“Crossing Over” has been sitting on the shelf so long that, apparently, it lost an entire subplot involving Sean Penn.
This “Crash” wannabe (and “Crash,” after all, was the essence of faux Altmanesque) is too heavy-handed by half in its attempt to say something meaningful about immigration and the American dream. The fact that its dramatic climax comes in the middle of a rendition of the national anthem – at a citizenship ceremony, no less – tells you all you need to know about how badly it pins the needle on the subtlety meter.
Written and directed by Wayne Kramer (“The Cooler”), “Crossing Over” intertwines several Los Angeles-based plot lines in the vague hope that they’ll resonate and accrue emotional power. That only works, however, when the individual subplots aren’t pounded home in the first place. In this case, the blunt instrument is a sledgehammer.
Harrison Ford plays Max Brogan, an agent of Immigration and Custom Enforcement (or ICE). For a change, Ford gets to play his age: He’s a guy who’s seen too much – who believes in his job but feels like there’s a right and wrong way to do it.

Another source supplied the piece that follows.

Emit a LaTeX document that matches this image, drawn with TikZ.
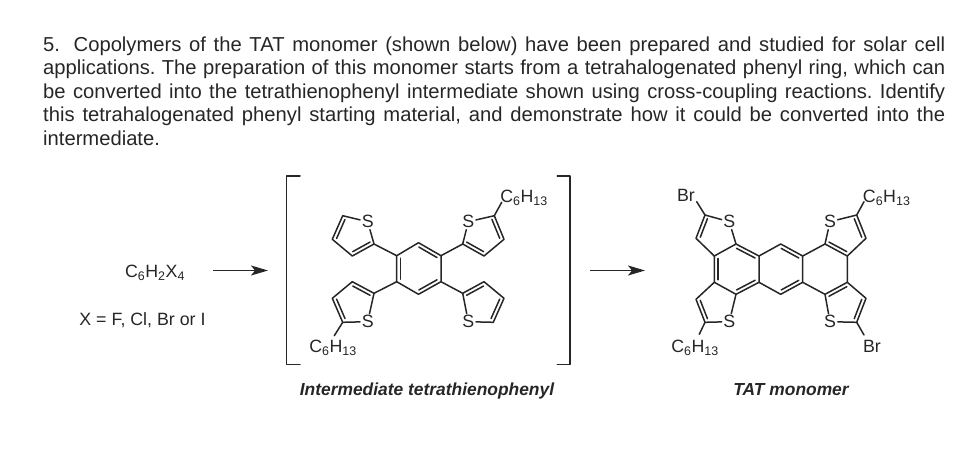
\documentclass[tikz,border=0pt]{standalone}
\usepackage{fontspec}
\setmainfont{Liberation Sans}
\usetikzlibrary{calc,arrows.meta}
\tikzset{
    bond/.style={line width=1.5pt, line cap=round, line join=round, color=black!85},
    atom/.style={inner sep=1.5pt, font=\fontsize{17.8}{20}\selectfont, text=black!85},
    caption/.style={inner sep=0pt, anchor=base, font=\fontsize{17.4}{20}\selectfont\bfseries\itshape, text=black!85},
    reaction/.style={line width=1.7pt, color=black!85, -{Stealth[length=17pt,width=10pt,inset=4pt]}},
}
\newcommand{\hexyl}{C\textsubscript{6}H\textsubscript{13}}
% second line of a double bond, on the left going from #1 to #2
\newcommand{\inbond}[2]{\draw[bond, shorten >=2.5pt, shorten <=2.5pt] ($(#1)!3.6pt!90:(#2)$) -- ($(#2)!3.6pt!-90:(#1)$);}
\begin{document}
\begin{tikzpicture}[x=1pt,y=-1pt]
    \useasboundingbox (0,0) rectangle (978,458);

    \node[anchor=north west, inner sep=0pt, text width=902pt, align=justify,
          font=\fontsize{20.2}{23.5}\selectfont\frenchspacing, text=black!85] (question) at (43,36.5)
    {5.\hspace{6pt} Copolymers of the TAT monomer (shown below) have been prepared and studied for solar cell\linebreak
    applications. The preparation of this monomer starts from a tetrahalogenated phenyl ring, which can\linebreak
    be converted into the tetrathienophenyl intermediate shown using cross-coupling reactions. Identify\linebreak
    this tetrahalogenated phenyl starting material, and demonstrate how it could be converted into the\linebreak
    intermediate.};

    % starting material
    \node[atom] (start) at (155,273) {C\textsubscript{6}H\textsubscript{2}X\textsubscript{4}};
    \node[atom] (halogen) at (142.5,320) {X = F, Cl, Br or I};
    \coordinate (R1) at (213,270.5);
    \coordinate (R2) at (268,270.5);
    \coordinate (R3) at (590,270.5);
    \coordinate (R4) at (645,270.5);
    \draw[reaction] (R1) -- (R2);
    \draw[reaction] (R3) -- (R4);

    % brackets
    \coordinate (K1) at (300,176);
    \coordinate (K2) at (286.7,176);
    \coordinate (K3) at (286.7,364.3);
    \coordinate (K4) at (300,364.3);
    \coordinate (K5) at (557.3,176);
    \coordinate (K6) at (570,176);
    \coordinate (K7) at (570,364.3);
    \coordinate (K8) at (557.3,364.3);
    \draw[bond] (K1) -- (K2) -- (K3) -- (K4);
    \draw[bond] (K5) -- (K6) -- (K7) -- (K8);

    % intermediate, central ring
    \coordinate (A1) at (418.5,242.7);
    \coordinate (A2) at (441,255.7);
    \coordinate (A3) at (441,281.7);
    \coordinate (A4) at (418.5,294.3);
    \coordinate (A5) at (396.7,281.7);
    \coordinate (A6) at (396.7,255.7);
    \draw[bond] (A1) -- (A2) -- (A3) -- (A4) -- (A5) -- (A6) -- cycle;
    \inbond{A2}{A1}
    \inbond{A4}{A3}
    \inbond{A6}{A5}

    % intermediate, thiophenes
    \node[atom] (S1) at (367.7,221.7) {S};
    \coordinate (B2) at (374,244);
    \coordinate (B3) at (352.3,256);
    \coordinate (B4) at (332.3,239.3);
    \coordinate (B5) at (342.7,215.7);
    \draw[bond] (A6) -- (B2) -- (B3) -- (B4) -- (B5) -- (S1) -- (B2);
    \inbond{B3}{B2}
    \inbond{B5}{B4}

    \node[atom] (S2) at (468.3,221.7) {S};
    \coordinate (C2) at (462.7,244);
    \coordinate (C3) at (484,256);
    \coordinate (C4) at (504,239.3);
    \coordinate (C5) at (494.3,215.7);
    \coordinate (C6) at (501.7,202.3);
    \node[atom] (H1) at (524,197.5) {\hexyl};
    \draw[bond] (A2) -- (C2) -- (C3) -- (C4) -- (C5) -- (S2) -- (C2);
    \draw[bond] (C5) -- (C6);
    \inbond{C2}{C3}
    \inbond{C4}{C5}

    \node[atom] (S3) at (367.7,321.7) {S};
    \coordinate (D2) at (374,293.3);
    \coordinate (D3) at (352.3,281.7);
    \coordinate (D4) at (332.3,298.3);
    \coordinate (D5) at (342.7,322.3);
    \coordinate (D6) at (334.3,335.7);
    \node[atom] (H2) at (333,348) {\hexyl};
    \draw[bond] (A5) -- (D2) -- (D3) -- (D4) -- (D5) -- (S3) -- (D2);
    \draw[bond] (D5) -- (D6);
    \inbond{D2}{D3}
    \inbond{D4}{D5}

    \node[atom] (S4) at (468.3,321.7) {S};
    \coordinate (E2) at (462.7,293.3);
    \coordinate (E3) at (484,281.7);
    \coordinate (E4) at (504,298.3);
    \coordinate (E5) at (493.3,322.3);
    \draw[bond] (A3) -- (E2) -- (E3) -- (E4) -- (E5) -- (S4) -- (E2);
    \inbond{E3}{E2}
    \inbond{E5}{E4}

    % monomer, three fused rings
    \coordinate (M1) at (780.7,244);
    \coordinate (M2) at (802.7,256);
    \coordinate (M3) at (802.7,282.3);
    \coordinate (M4) at (780.7,294.3);
    \coordinate (M5) at (759,282.3);
    \coordinate (M6) at (759,256);
    \coordinate (L1) at (736,244);
    \coordinate (L2) at (714.3,256);
    \coordinate (L3) at (714.3,282.3);
    \coordinate (L4) at (736,294.3);
    \coordinate (N1) at (825,244);
    \coordinate (N2) at (847.3,256);
    \coordinate (N3) at (847.3,282.3);
    \coordinate (N4) at (825,294.3);
    \draw[bond] (M1) -- (M2) -- (M3) -- (M4) -- (M5) -- (M6) -- cycle;
    \draw[bond] (M6) -- (L1) -- (L2) -- (L3) -- (L4) -- (M5);
    \draw[bond] (M2) -- (N1) -- (N2) -- (N3) -- (N4) -- (M3);
    \inbond{M2}{M1}
    \inbond{M4}{M3}
    \inbond{M6}{L1}
    \inbond{L2}{L3}
    \inbond{L4}{M5}
    \inbond{N1}{N2}
    \inbond{N3}{N4}

    % monomer, thiophenes
    \node[atom] (S5) at (729.3,221.7) {S};
    \coordinate (P1) at (696,238.3);
    \coordinate (P2) at (705,215);
    \coordinate (P3) at (696.7,201.7);
    \node[atom] (B6) at (686,195.7) {Br};
    \draw[bond] (L2) -- (P1) -- (P2) -- (S5) -- (L1);
    \draw[bond] (P2) -- (P3);
    \inbond{P2}{P1}

    \node[atom] (S6) at (729.3,321.7) {S};
    \coordinate (Q1) at (696,299.3);
    \coordinate (Q2) at (705,322.3);
    \coordinate (Q3) at (699.3,334.3);
    \node[atom] (H3) at (695,347.5) {\hexyl};
    \draw[bond] (L3) -- (Q1) -- (Q2) -- (S6) -- (L4);
    \draw[bond] (Q2) -- (Q3);
    \inbond{Q1}{Q2}

    \node[atom] (S7) at (830,221.7) {S};
    \coordinate (T1) at (866,238.3);
    \coordinate (T2) at (856.7,215);
    \coordinate (T3) at (864,201.7);
    \node[atom] (H4) at (886.7,198) {\hexyl};
    \draw[bond] (N2) -- (T1) -- (T2) -- (S7) -- (N1);
    \draw[bond] (T2) -- (T3);
    \inbond{T1}{T2}

    \node[atom] (S8) at (830,321.7) {S};
    \coordinate (U1) at (866,298.3);
    \coordinate (U2) at (856.7,322.3);
    \coordinate (U3) at (864,335);
    \node[atom] (B7) at (872,346.7) {Br};
    \draw[bond] (N3) -- (U1) -- (U2) -- (S8) -- (N4);
    \draw[bond] (U2) -- (U3);
    \inbond{U2}{U1}

    \node[caption] (name1) at (427,395) {Intermediate tetrathienophenyl};
    \node[caption] (name2) at (791,395) {TAT monomer};
\end{tikzpicture}
\end{document}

But he works within a system that frowns on empathy, a trait he can’t suppress in himself.
He and his partner, Hamid (Cliff Curtis), a naturalized citizen from Iran, take part in a raid in which Max grabs Mireya (Alice Braga), an undocumented Mexican worker in a factory. She pleads with Max to let her retrieve her young son, who’s being watched by a neighbor. He can’t – but does take a slip of paper with the neighbor’s name and address. But when his coworkers razz him, he tosses it on the ground (only to feel guilty and retrieve it later).
Max’s plot takes him in two directions: returning Mireya’s son to her parents in Mexico (and subsequently searching for Mireya who, after being deported, tries to sneak back into the U.S. to find her son); and getting entangled with Hamid and his Iranian-born family. Hamid’s father is about to receive his citizenship – but when Max is invited to a family party, he discovers the hostile tension between the family and Hamid’s sister, who is American-born and whose embrace of American values and disdain for old-world sensibilities infuriate her father and brothers.
Meanwhile, Gavin (Jim Sturgess), a Brit who’s a would-be rocker, and Claire (Alice Eve), an Australian who wants to be an actress, commiserate and scheme to get green cards that will allow them to stay in L.A. Gavin, who is nominally Jewish, tries to use religious studies as his hook for staying, despite the fact that he hasn’t set foot in temple since his bar mitzvah.
Alice, meanwhile, has overstayed her visa. She’s got an acting job lined up – an illegal move – but then strays into the path of a predatory immigration official, Cole (Ray Liotta). He offers a straight-up trade: sex – and lots of it – in exchange for him expediting her green card.
Cole’s wife, Denise (Ashley Judd), ironically (or, more likely, calculatedly, to create dramatic irony), is an immigration lawyer, defending individuals against the machine-mentality of the American government. She’s trying to find a home for a young African girl who has escaped a murderous regime that has claimed her parents.
And then she becomes the attorney for a young Bangladeshi, Taslima (Summer Bishil), whom ICE targets because she gives a speech at school in which she tries to offer insight into the thinking of the 9/11 plotters. As it turns out, Taslima’s parents and Taslima are in the country illegally, but her two youngest siblings are American-born. So she and her family face a horrible choice as the government puts the squeeze on.
There’s more – including an honor killing within a Middle Eastern family over a female member who has brought disgrace, and an Asian teen who is bullied into participating in gang violence (shades of “Gran Torino”) just as he is about to be naturalized.
But it all feels like a confused polemic, constructed specifically to make its points: that the American dream lures people into committing self-destructive acts, that Americans aren’t particularly gracious hosts to potential new citizens, that immigration policy is heartless, that good people are powerless against the soulless grinding of the government machinery.
Which is too bad because there’s a solid cast caught in the melodramatic mechanics of this script. Ford is better than he’s been in ages, playing the character’s frustration and powerlessness, an intriguing change of pace for an actor who normally is large and in charge. Liotta is reptilian and pathetic as the exploitive immigration official, while Alice Eve finds surprising resolve and determination as his victim.
But there isn’t a moment that doesn’t feel contrived to provoke a specific reaction from the audience. All movies are manipulative – but you feel this one poking and prodding you toward the required emotion in every single scene.